Sekitar abad ke-5 terjadi pemberontakan dan peperangan dari golongan Pasiowan Telu karena tuntutan mereka agar tanah-tanah adat sebagai lahan pertanian yang sebagian besar sudah di-apar (diolah) sebagai milik golongan Makarua Siow dan Makatelu Pitu agar dibagi secara adil, menuntut agar sistem pengangkatan pemimpin tidak lagi bersifat otoritas golongan Makarua Siow dan golongan Makatelu Pitu, melainkan harus dipilih dari seluruh anggota masyarakat, tidak dikabulkan dengan alasan tidak sesuai dengan ketentuan adat.

Melihat peperangan antar Walak (kelompok Taranak) terus berlangsung, tahun 670, beberapa Walian dan Tonaas menyadari akan pentingnya suatu musyawarah di dalam usaha menciptakan kembali akan persatuan dan kesatuan yang berlangsung di sekitar kaki Gunung Tonderukan. Di tempat itu, terdapat sebuah batu “Tumotowa” tempat pelaksanaan ritual poso (J. G. F. Riedel, The Minahasa, 1862).

Kendati berlangsung alot, namun musyawarah yang dipimpin oleh Tonaas Kapero yang berasal dari kelompok Pasiowan Telu bersama Muntu Untu dari golongan Makarua Siow sebagai panitera/notulis dan Mandey sebagai saksi, berhasil mencapai beberapa kesepakatan penting, di antaranya: - Menerima penetapan pembagian pemukiman setiap kaum Taranak - Setiap kaum Taranak dapat mengembangkan ketentuan adat dan ritual yang tetap berlandaskan kepercayaan terhadap Empung Walian Wangko (Tuhan Yang Maha Agung) dan opo (leluhur). - Setiap kaum Taranak dapat mengembangkan bahasa sesuai kehendak masing-masing, namun semuanya tetap mengaku sebagai satu Kasuruan, yang tidak dapat dicerai-beraikan oleh siapapun.

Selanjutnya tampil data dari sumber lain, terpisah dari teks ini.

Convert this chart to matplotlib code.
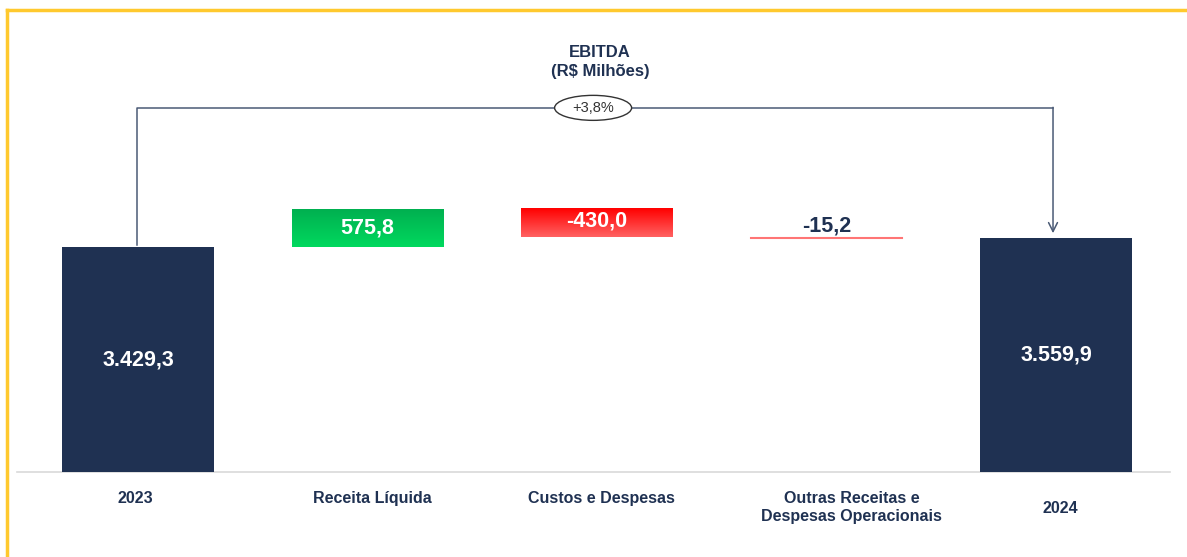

Nah,,,Taranak yang dipimpin oleh Tonaas Karemis dan Piay inilah yang pergi ke arah barat dan menyebar ke Tombasian, Kawangkoan, Langowan, Rumoong (Tareran) dan Tewasen.

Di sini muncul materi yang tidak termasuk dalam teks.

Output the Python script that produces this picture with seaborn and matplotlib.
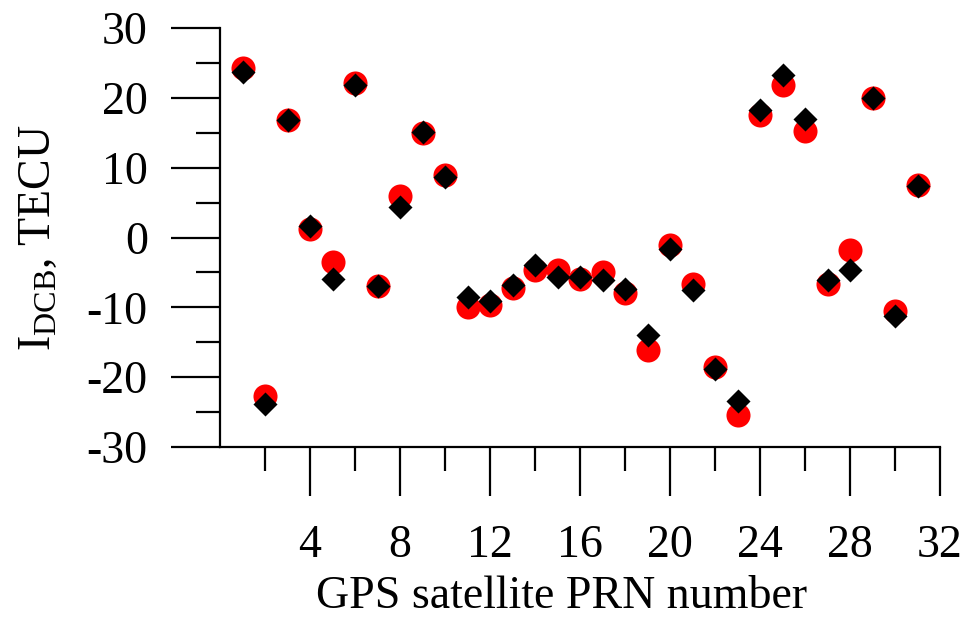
import matplotlib
matplotlib.use("Agg")
import matplotlib.pyplot as plt
import seaborn as sns
import pandas as pd
import numpy as np
from matplotlib.ticker import FixedLocator

prn = list(range(1, 32))
idcb_red = [24.3, -22.7, 16.8, 1.2, -3.5, 22.1, -7.0, 6.0, 14.9, 8.9,
            -10.0, -9.6, -7.3, -4.6, -4.6, -6.0, -4.9, -7.9, -16.1, -1.1,
            -6.7, -18.5, -25.4, 17.6, 21.8, 15.3, -6.7, -1.8, 20.0, -10.5, 7.5]
idcb_black = [23.7, -23.9, 16.8, 1.7, -6.0, 21.9, -7.0, 4.4, 15.1, 8.6,
              -8.5, -9.1, -6.8, -4.0, -5.6, -5.7, -6.1, -7.4, -14.0, -1.7,
              -7.5, -18.9, -23.4, 18.3, 23.3, 17.0, -6.1, -4.7, 20.0, -11.2, 7.4]
x_major = [4, 8, 12, 16, 20, 24, 28, 32]
x_minor = [2, 6, 10, 14, 18, 22, 26, 30]
y_major = [-30, -20, -10, 0, 10, 20, 30]
y_minor = [-25, -15, -5, 5, 15, 25]

df = pd.DataFrame({"prn": prn, "red": idcb_red, "black": idcb_black})

sns.set_theme(style="white")
plt.rcParams["font.family"] = ["Liberation Serif", "DejaVu Serif"]
plt.rcParams["mathtext.fontset"] = "custom"
plt.rcParams["mathtext.rm"] = "Liberation Serif"
plt.rcParams["mathtext.it"] = "Liberation Serif:italic"
plt.rcParams["text.color"] = "black"
plt.rcParams["axes.labelcolor"] = "black"
plt.rcParams["xtick.color"] = "black"
plt.rcParams["ytick.color"] = "black"

fig = plt.figure(figsize=(9.69, 6.2), dpi=100)
ax = fig.add_axes([220/969, 1-447/620, 720/969, 419/620])

sns.scatterplot(data=df, x="prn", y="red", ax=ax, marker="o", color="#ff0000",
                s=300, linewidth=0, zorder=3)
sns.scatterplot(data=df, x="prn", y="black", ax=ax, marker="D", color="black",
                s=150, linewidth=0, zorder=4)

ax.set_xlim(0, 32)
ax.set_ylim(-30, 30)
ax.xaxis.set_major_locator(FixedLocator(x_major))
ax.xaxis.set_minor_locator(FixedLocator(x_minor))
ax.yaxis.set_major_locator(FixedLocator(y_major))
ax.yaxis.set_minor_locator(FixedLocator(y_minor))
ax.set_xticklabels([str(v) for v in x_major])
ax.set_yticklabels([str(v) for v in y_major])

for side in ["top", "right"]:
    ax.spines[side].set_visible(False)
for side in ["left", "bottom"]:
    ax.spines[side].set_linewidth(1.6)
    ax.spines[side].set_color("black")

ax.tick_params(which="major", direction="out", length=35, width=1.6,
               color="black", labelcolor="black", labelsize=33, bottom=True, left=True)
ax.tick_params(axis="x", which="major", pad=21)
ax.tick_params(axis="y", which="major", pad=17)
ax.tick_params(which="minor", direction="out", length=17, width=1.6,
               color="black", bottom=True, left=True)

ax.set_xlabel("GPS satellite PRN number", fontsize=33, labelpad=6, color="black")
ax.xaxis.label.set_x(0.475)
ax.set_ylabel(r"I$_{\mathrm{DCB}}$, TECU", fontsize=33, labelpad=19, color="black")
ax.grid(False)

fig.savefig("out.png", dpi=100, facecolor="white")
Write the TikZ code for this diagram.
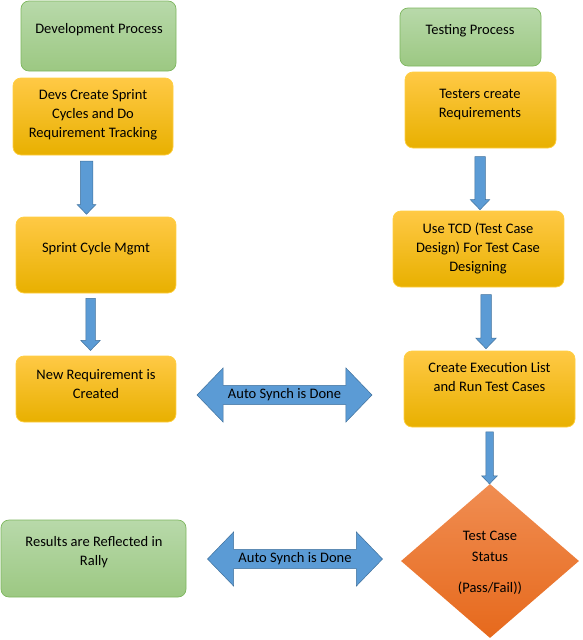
\documentclass[tikz,border=0pt]{standalone}
\usepackage{fontspec}
\setmainfont{Carlito}
\usetikzlibrary{shapes.geometric,shapes.arrows,calc}
\definecolor{gtop}{HTML}{B8D9AA}
\definecolor{gbot}{HTML}{9CC882}
\definecolor{gline}{HTML}{7DB65E}
\definecolor{otop}{HTML}{FFC945}
\definecolor{omid}{HTML}{FFC000}
\definecolor{obot}{HTML}{E8B000}
\definecolor{oline}{HTML}{FFCF40}
\definecolor{dtop}{HTML}{F08D52}
\definecolor{dbot}{HTML}{E6691C}
\definecolor{bfill}{HTML}{5B9BD5}
\definecolor{bline}{HTML}{41719C}
\tikzset{
  box/.style={rectangle, rounded corners=8pt, inner sep=0pt, line width=0.7pt},
  greenbox/.style={box, draw=gline, top color=gtop, bottom color=gbot},
  orangebox/.style={box, draw=oline, top color=otop, middle color=omid, bottom color=obot},
  txt/.style={align=center, inner sep=0pt, font=\fontsize{14.5}{19}\selectfont, text=black},
  downarrow/.style={single arrow, shape border rotate=270, fill=bfill, draw=bline, line width=0.5pt, single arrow tip angle=88},
  twoway/.style={double arrow, fill=bfill, draw=bline, line width=0.5pt, inner sep=0pt, minimum height=175pt, minimum width=54pt, double arrow head extend=11.5pt, double arrow tip angle=92, font=\fontsize{14.5}{19}\selectfont, text=black}
}
\begin{document}
\begin{tikzpicture}[x=1pt,y=-1pt]
\useasboundingbox (0,0) rectangle (583,640);
% left column boxes
\node[greenbox, minimum width=155pt, minimum height=70pt] (devproc) at (98.5,36) {};
\node[txt] (devprocT) at (99,30) {Development Process};
\node[orangebox, minimum width=160pt, minimum height=77pt] (devs) at (93,116.5) {};
\node[txt] (devsT) at (93,115) {Devs Create Sprint\\Cycles and Do\\Requirement Tracking};
\node[orangebox, minimum width=160pt, minimum height=76pt] (sprint) at (96,255) {};
\node[txt] (sprintT) at (96,249) {Sprint Cycle Mgmt};
\node[orangebox, minimum width=160pt, minimum height=66pt] (newreq) at (96,389) {};
\node[txt] (newreqT) at (96,384) {New Requirement is\\Created};
\node[greenbox, minimum width=185pt, minimum height=77pt] (results) at (93.5,558.5) {};
\node[txt] (resultsT) at (94,552.5) {Results are Reflected in\\Rally};
% right column boxes
\node[greenbox, minimum width=141pt, minimum height=58pt] (testproc) at (470.5,37) {};
\node[txt] (testprocT) at (470,31) {Testing Process};
\node[orangebox, minimum width=151pt, minimum height=76pt] (testers) at (480.5,110) {};
\node[txt] (testersT) at (480,104.5) {Testers create\\Requirements};
\node[orangebox, minimum width=171pt, minimum height=76pt] (tcd) at (478.5,249) {};
\node[txt] (tcdT) at (478,248) {Use TCD (Test Case\\Design) For Test Case\\Designing};
\node[orangebox, minimum width=171pt, minimum height=76pt] (exec) at (489.5,389) {};
\node[txt] (execT) at (489.5,377.5) {Create Execution List\\and Run Test Cases};
\node[diamond, aspect=1.156, minimum width=178pt, minimum height=154pt, inner sep=0pt, top color=dtop, bottom color=dbot] (status) at (490,561) {};
\node[txt] (statusT) at (490,563) {Test Case\\[2pt]Status\\[12pt](Pass/Fail))};
% vertical block arrows
\node[downarrow, minimum height=53pt, inner sep=6pt, single arrow head extend=3pt] (a1) at (86.5,184.5) {};
\node[downarrow, minimum height=52pt, inner sep=4.5pt, single arrow head extend=5pt] (a2) at (90.5,322) {};
\node[downarrow, minimum height=53pt, inner sep=5pt, single arrow head extend=4.5pt] (a3) at (480,180.5) {};
\node[downarrow, minimum height=54pt, inner sep=5pt, single arrow head extend=5pt] (a4) at (486,319) {};
\node[downarrow, minimum height=52pt, inner sep=3.5pt, single arrow head extend=4pt] (a5) at (489.5,456) {};
% horizontal double arrows
\node[twoway] (sync1) at (284.5,395) {Auto Synch is Done};
\node[twoway] (sync2) at (295,559) {Auto Synch is Done};
\end{tikzpicture}
\end{document}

(Ada beberapa Cerita Soal Asal Muasal Desa Tewasen, dan kali ini saya akan mengulas asal Muasal Desa Tewasen dari Versi Minahasa Tenggara, dan kumpulan cerita ini diambil dari beberapa Sumber.walaupun saya hanya Setengah berdarah Tewasen tapi Kecintaan terhadap Kampung Ibu Saya Antje Rempowatu anak dari Alm.Oscar “Abeng” Rempowatu tak pernah setengah-setengah).